Make sure to take note of any deadlines set in the bankruptcy case.  For instance, claims for goods you delivered to the customer within 20 days before the bankruptcy filing may be entitled to priority treatment (payment before general unsecured claims).  However, you could lose your priority treatment if you don’t act before certain deadlines.  You should carefully review all documents received from the court and be sure to comply with all deadlines.

If your customer paid you for goods or services within 90 days before it filed bankruptcy, you may receive a demand to return the funds you received.  (These funds are called “preference payments” or “preferences”).  If you refuse to return the preference payments, a bankrupt debtor or bankruptcy trustee may file a lawsuit against you.  However, there are numerous defenses to a preference action which may allow you to avoid repaying the payments you received, so you should not typically agree to repay a preference upon receiving a demand for repayment.  Preference litigation is a specialized area of law which is generally in a state of flux.  Therefore, if you find yourself the recipient of a preference demand letter or complaint, do not respond to the letter or answer the complaint before consulting bankruptcy counsel.  To ascertain whether defenses apply, you may need to produce records showing your history of dealings with your customer for at least one year before the bankruptcy.  As a result, it is important to keep detailed records of all dealings with each customer, especially if you suspect a customer is financially distressed.

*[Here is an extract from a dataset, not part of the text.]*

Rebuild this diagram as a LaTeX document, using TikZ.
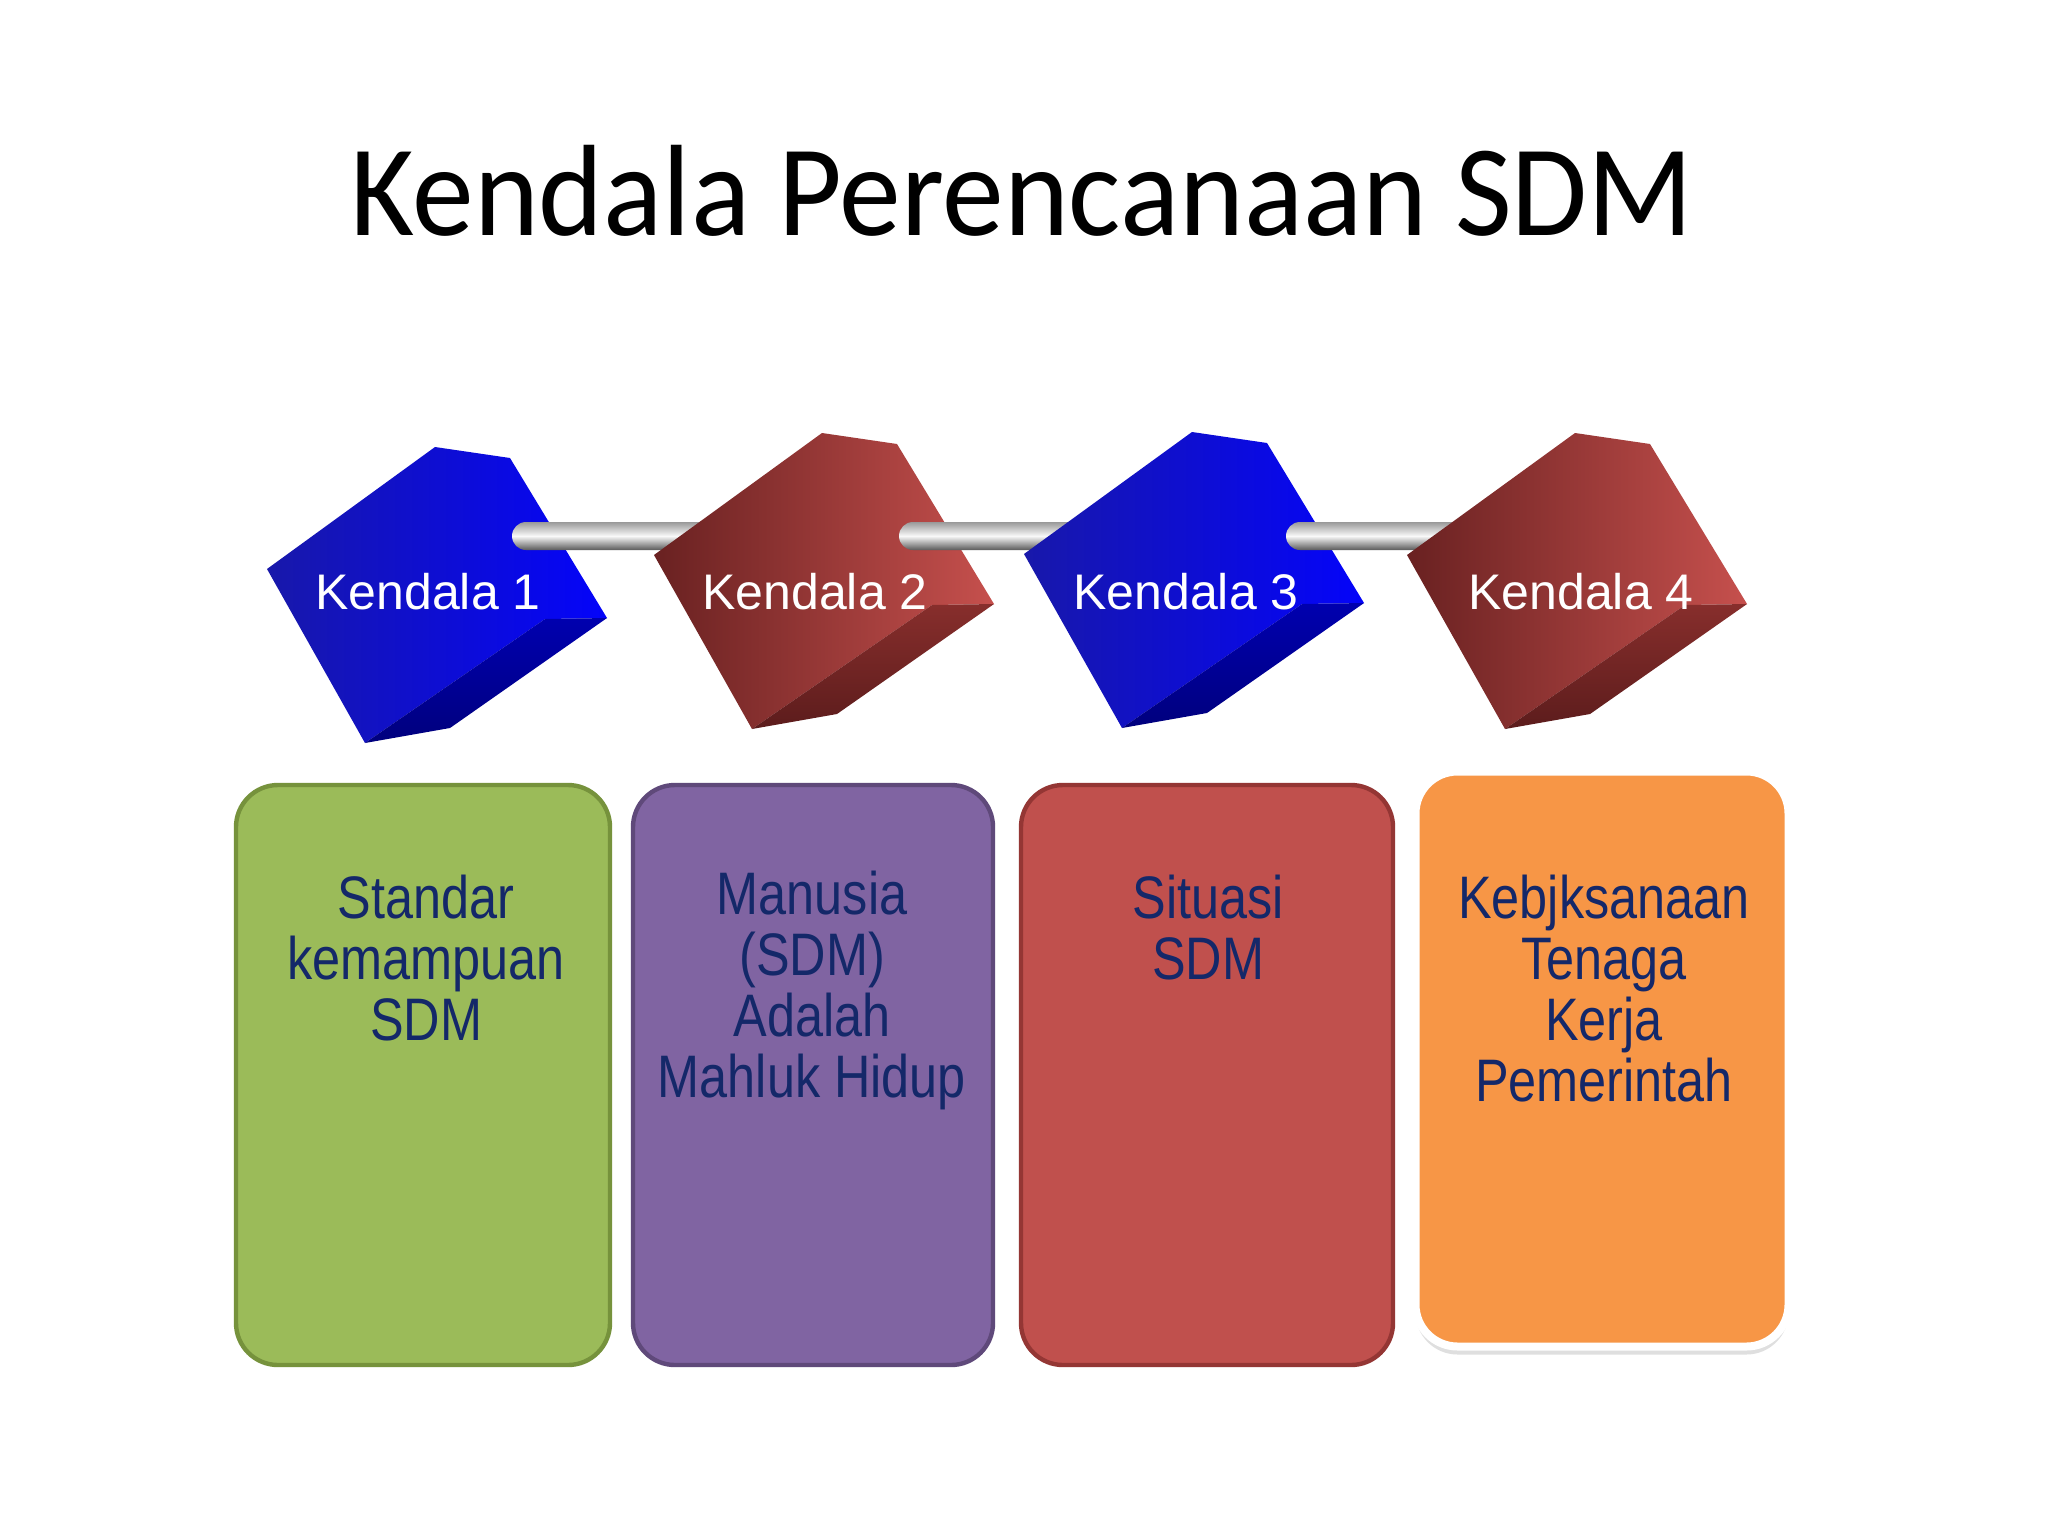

Sometimes a chapter 11 debtor requests authority from the court to pay pre-bankruptcy amounts owed to certain “critical” suppliers in order to induce them to continue providing goods or services on customary payment terms and/or forego asserting liens against goods, tooling or other items which are owned by the debtor but in the supplier’s possession.  If you are deemed “critical” by a bankrupt customer, you may be asked to sign an agreement which redefines both parties’ ongoing obligations to one another.  Such agreements can be complicated, and therefore bankruptcy counsel should assist in negotiating their terms.

If your customer (or supplier) files bankruptcy or is otherwise showing signs of financial distress, the Miller Johnson bankruptcy and debtor/creditor rights team can provide guidance.  Please contact John Piggins or Rachel Hillegonds if you would like to schedule an appointment.

[1] You may be barred from terminating Contracts if they are “executory”.  An executory contract is a contract under which both parties to the agreement have duties remaining to be performed.  Depending on the facts, such contracts can include supply contracts and purchase orders.

[2] The automatic stay typically remains in effect until the bankruptcy case is closed or dismissed, a discharge is granted or denied, or until such time as the court terminates the automatic stay upon the specific request of a creditor or interested party.